_Material:_
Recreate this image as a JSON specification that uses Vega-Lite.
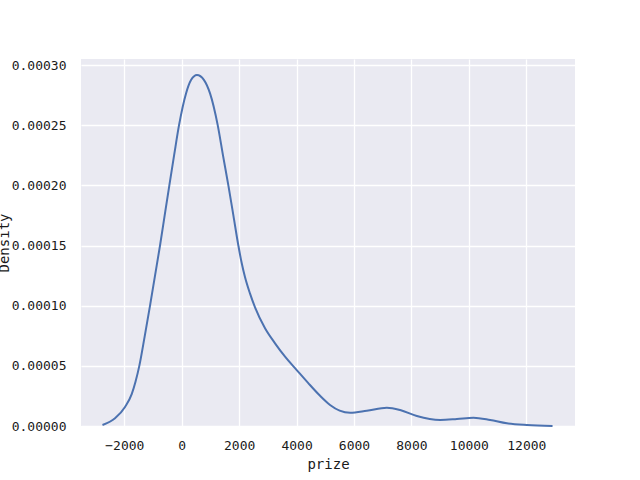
{
  "$schema": "https://vega.github.io/schema/vega-lite/v6.json",
  "autosize": "none",
  "width": 494,
  "height": 367,
  "padding": {"left": 81, "top": 59, "right": 65, "bottom": 54},
  "background": "white",
  "config": {
    "view": {"fill": "#EAEAF2", "stroke": null},
    "axis": {
      "domain": false,
      "ticks": false,
      "grid": true,
      "gridColor": "white",
      "gridWidth": 1.3,
      "gridOpacity": 1,
      "labelFont": "DejaVu Sans Mono",
      "labelFontSize": 13,
      "labelColor": "#1a1a1a",
      "titleFont": "DejaVu Sans Mono",
      "titleFontSize": 14,
      "titleFontWeight": "normal",
      "titleColor": "#1a1a1a"
    }
  },
  "data": {
    "values": [
      {"prize": -2760, "density": 0.0000008},
      {"prize": -2323, "density": 0.0000064},
      {"prize": -1975, "density": 0.0000158},
      {"prize": -1742, "density": 0.0000265},
      {"prize": -1610, "density": 0.0000368},
      {"prize": -1477, "density": 0.00005},
      {"prize": -1290, "density": 0.0000745},
      {"prize": -1104, "density": 0.0001},
      {"prize": -930, "density": 0.000125},
      {"prize": -756, "density": 0.00015},
      {"prize": -594, "density": 0.000175},
      {"prize": -431, "density": 0.0002},
      {"prize": -262, "density": 0.0002255},
      {"prize": -94, "density": 0.00025},
      {"prize": 150, "density": 0.0002764},
      {"prize": 324, "density": 0.0002875},
      {"prize": 530, "density": 0.0002917},
      {"prize": 777, "density": 0.0002875},
      {"prize": 986, "density": 0.0002764},
      {"prize": 1253, "density": 0.00025},
      {"prize": 1440, "density": 0.0002245},
      {"prize": 1624, "density": 0.0002},
      {"prize": 1800, "density": 0.0001748},
      {"prize": 1972, "density": 0.00015},
      {"prize": 2090, "density": 0.0001352},
      {"prize": 2205, "density": 0.0001236},
      {"prize": 2379, "density": 0.0001100},
      {"prize": 2553, "density": 0.0000986},
      {"prize": 2901, "density": 0.0000812},
      {"prize": 3250, "density": 0.0000687},
      {"prize": 3598, "density": 0.0000576},
      {"prize": 4005, "density": 0.0000465},
      {"prize": 4400, "density": 0.0000358},
      {"prize": 4800, "density": 0.0000255},
      {"prize": 5165, "density": 0.0000175},
      {"prize": 5500, "density": 0.0000128},
      {"prize": 5864, "density": 0.000011},
      {"prize": 6446, "density": 0.0000127},
      {"prize": 7143, "density": 0.0000152},
      {"prize": 7606, "density": 0.0000133},
      {"prize": 8188, "density": 0.0000083},
      {"prize": 9000, "density": 0.000005},
      {"prize": 9582, "density": 0.0000058},
      {"prize": 10160, "density": 0.0000069},
      {"prize": 10742, "density": 0.000005},
      {"prize": 11324, "density": 0.0000022},
      {"prize": 12021, "density": 0.0000008},
      {"prize": 12914, "density": 0.0000001}
    ]
  },
  "mark": {"type": "line", "color": "#4C72B0", "strokeWidth": 2, "interpolate": "monotone"},
  "encoding": {
    "x": {
      "field": "prize",
      "type": "quantitative",
      "scale": {"domain": [-3508, 13696], "nice": false, "zero": false},
      "axis": {
        "title": "prize",
        "values": [-2000, 0, 2000, 4000, 6000, 8000, 10000, 12000],
        "format": "d",
        "labelPadding": 13,
        "titleX": 247,
        "titleY": 42,
        "titleBaseline": "alphabetic",
        "titleAlign": "center"
      }
    },
    "y": {
      "field": "density",
      "type": "quantitative",
      "scale": {"domain": [0, 0.000305], "nice": false},
      "axis": {
        "title": "Density",
        "values": [0, 0.00005, 0.0001, 0.00015, 0.0002, 0.00025, 0.0003],
        "format": ".5f",
        "labelPadding": 15,
        "titleX": -72.5,
        "titleY": 183.5,
        "titleAngle": -90,
        "titleBaseline": "alphabetic",
        "titleAlign": "center"
      }
    }
  }
}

_Exercise brief:_ Write out the whole listing exactly, and drop the pictures.

_Exercise solution:_
Recreate this image as a JSON specification that uses Vega-Lite.
{
  "$schema": "https://vega.github.io/schema/vega-lite/v6.json",
  "autosize": "none",
  "width": 494,
  "height": 367,
  "padding": {"left": 81, "top": 59, "right": 65, "bottom": 54},
  "background": "white",
  "config": {
    "view": {"fill": "#EAEAF2", "stroke": null},
    "axis": {
      "domain": false,
      "ticks": false,
      "grid": true,
      "gridColor": "white",
      "gridWidth": 1.3,
      "gridOpacity": 1,
      "labelFont": "DejaVu Sans Mono",
      "labelFontSize": 13,
      "labelColor": "#1a1a1a",
      "titleFont": "DejaVu Sans Mono",
      "titleFontSize": 14,
      "titleFontWeight": "normal",
      "titleColor": "#1a1a1a"
    }
  },
  "data": {
    "values": [
      {"prize": -2760, "density": 0.0000008},
      {"prize": -2323, "density": 0.0000064},
      {"prize": -1975, "density": 0.0000158},
      {"prize": -1742, "density": 0.0000265},
      {"prize": -1610, "density": 0.0000368},
      {"prize": -1477, "density": 0.00005},
      {"prize": -1290, "density": 0.0000745},
      {"prize": -1104, "density": 0.0001},
      {"prize": -930, "density": 0.000125},
      {"prize": -756, "density": 0.00015},
      {"prize": -594, "density": 0.000175},
      {"prize": -431, "density": 0.0002},
      {"prize": -262, "density": 0.0002255},
      {"prize": -94, "density": 0.00025},
      {"prize": 150, "density": 0.0002764},
      {"prize": 324, "density": 0.0002875},
      {"prize": 530, "density": 0.0002917},
      {"prize": 777, "density": 0.0002875},
      {"prize": 986, "density": 0.0002764},
      {"prize": 1253, "density": 0.00025},
      {"prize": 1440, "density": 0.0002245},
      {"prize": 1624, "density": 0.0002},
      {"prize": 1800, "density": 0.0001748},
      {"prize": 1972, "density": 0.00015},
      {"prize": 2090, "density": 0.0001352},
      {"prize": 2205, "density": 0.0001236},
      {"prize": 2379, "density": 0.0001100},
      {"prize": 2553, "density": 0.0000986},
      {"prize": 2901, "density": 0.0000812},
      {"prize": 3250, "density": 0.0000687},
      {"prize": 3598, "density": 0.0000576},
      {"prize": 4005, "density": 0.0000465},
      {"prize": 4400, "density": 0.0000358},
      {"prize": 4800, "density": 0.0000255},
      {"prize": 5165, "density": 0.0000175},
      {"prize": 5500, "density": 0.0000128},
      {"prize": 5864, "density": 0.000011},
      {"prize": 6446, "density": 0.0000127},
      {"prize": 7143, "density": 0.0000152},
      {"prize": 7606, "density": 0.0000133},
      {"prize": 8188, "density": 0.0000083},
      {"prize": 9000, "density": 0.000005},
      {"prize": 9582, "density": 0.0000058},
      {"prize": 10160, "density": 0.0000069},
      {"prize": 10742, "density": 0.000005},
      {"prize": 11324, "density": 0.0000022},
      {"prize": 12021, "density": 0.0000008},
      {"prize": 12914, "density": 0.0000001}
    ]
  },
  "mark": {"type": "line", "color": "#4C72B0", "strokeWidth": 2, "interpolate": "monotone"},
  "encoding": {
    "x": {
      "field": "prize",
      "type": "quantitative",
      "scale": {"domain": [-3508, 13696], "nice": false, "zero": false},
      "axis": {
        "title": "prize",
        "values": [-2000, 0, 2000, 4000, 6000, 8000, 10000, 12000],
        "format": "d",
        "labelPadding": 13,
        "titleX": 247,
        "titleY": 42,
        "titleBaseline": "alphabetic",
        "titleAlign": "center"
      }
    },
    "y": {
      "field": "density",
      "type": "quantitative",
      "scale": {"domain": [0, 0.000305], "nice": false},
      "axis": {
        "title": "Density",
        "values": [0, 0.00005, 0.0001, 0.00015, 0.0002, 0.00025, 0.0003],
        "format": ".5f",
        "labelPadding": 15,
        "titleX": -72.5,
        "titleY": 183.5,
        "titleAngle": -90,
        "titleBaseline": "alphabetic",
        "titleAlign": "center"
      }
    }
  }
}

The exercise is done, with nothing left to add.